That Four-Letter Word

It is love. Perhaps not the kind of love that first springs to your mind, but love, yes. None of you ever met Little Lizzie, so you couldn’t love her. Why risk death to fight for her? I have served with many men whom I would willingly fight and die with, but in truth, I loved only one. When the Memsaab Helena and I first got together, we discussed what I did for a living and how I felt about it; my best and worst times, my motivators and morale busters. I talked about duty and promises. I didn’t know I was shotgunning around the center, fooling myself, until she put one dead in the 10-ring.

Bullshit, Connor,” she said, “It’s about love, ya goof. Admit it; get over it.” She was right.

Unless that gun on your hip or in your nightstand exists only to protect your own hairy hide, and if it extends beyond your own mate and offspring, then it’s about love; another kind of love, but love nonetheless, ya goofs!

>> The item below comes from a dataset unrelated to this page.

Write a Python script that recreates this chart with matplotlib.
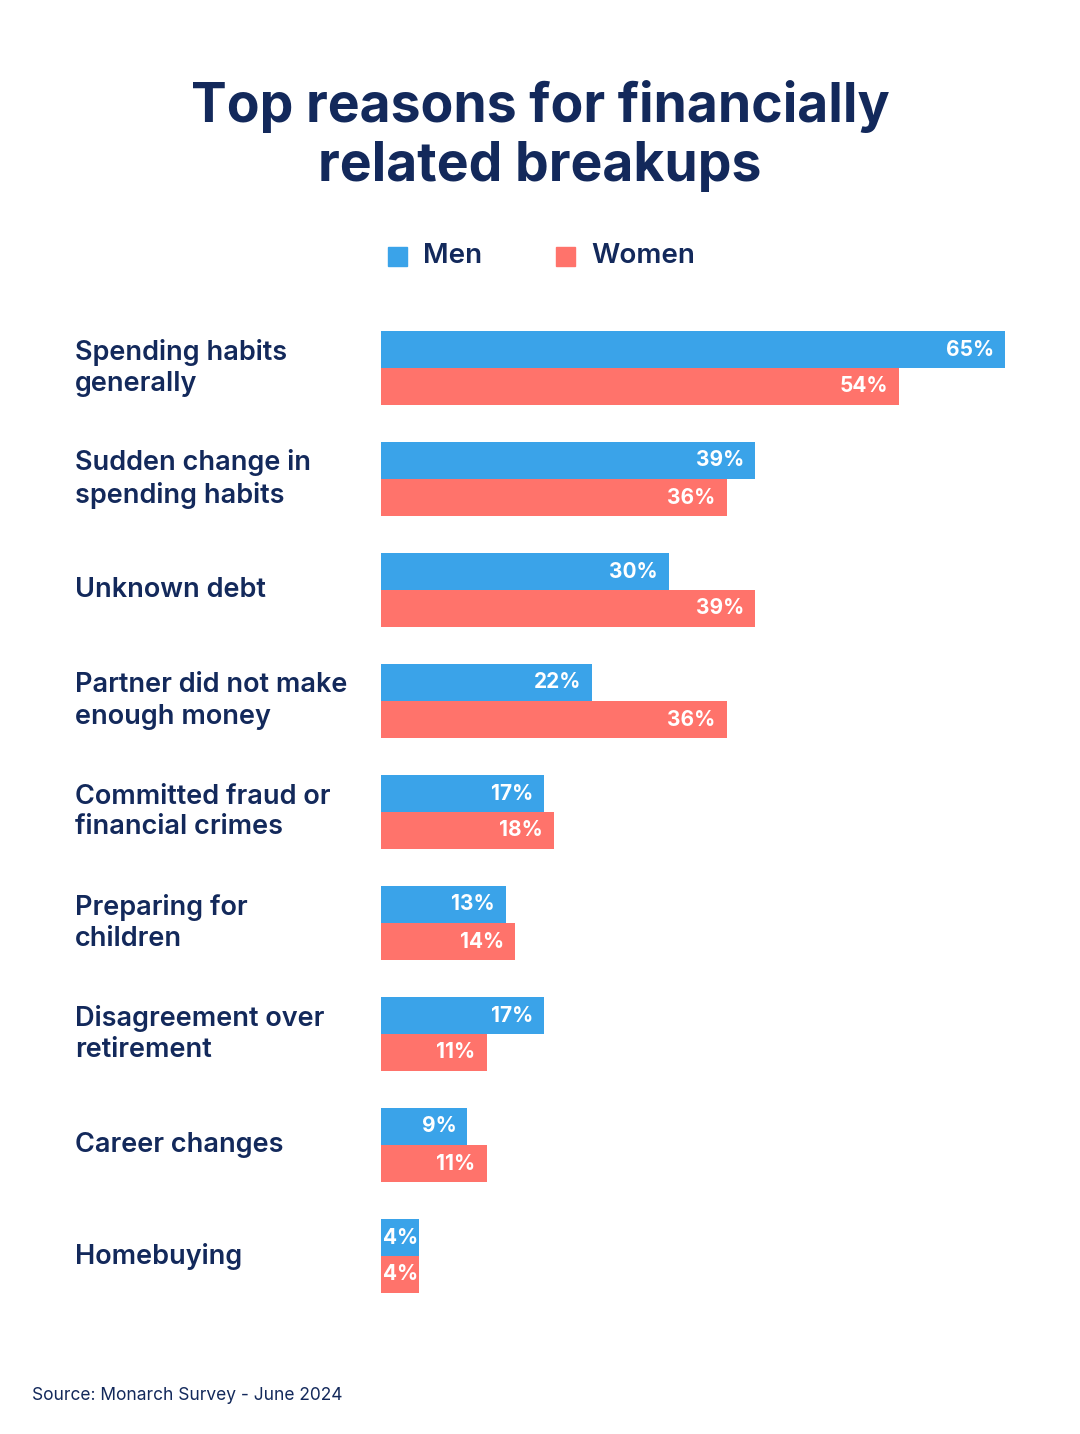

It is about a nameless thing — call it “honor” if you will — that is the finest, purest shred of yourself and all humankind. It’s a love you only feel when you face the ultimate self-sacrifice — for the life of another; even a stranger; no, especially a stranger. In a way it is a love of self, even if it is only a love of the smallest, least recognized, most rarely exposed slice of your self.

We talk about it so little its unbidden emergence surprises many of us. That’s because in this weirdly warped “modern society,” its presence strangely embarrasses us, and its absence shames us. So we avoid it altogether. That’s a pity. Only by bringing it out in the open and knowing it can we lean on it; live by it.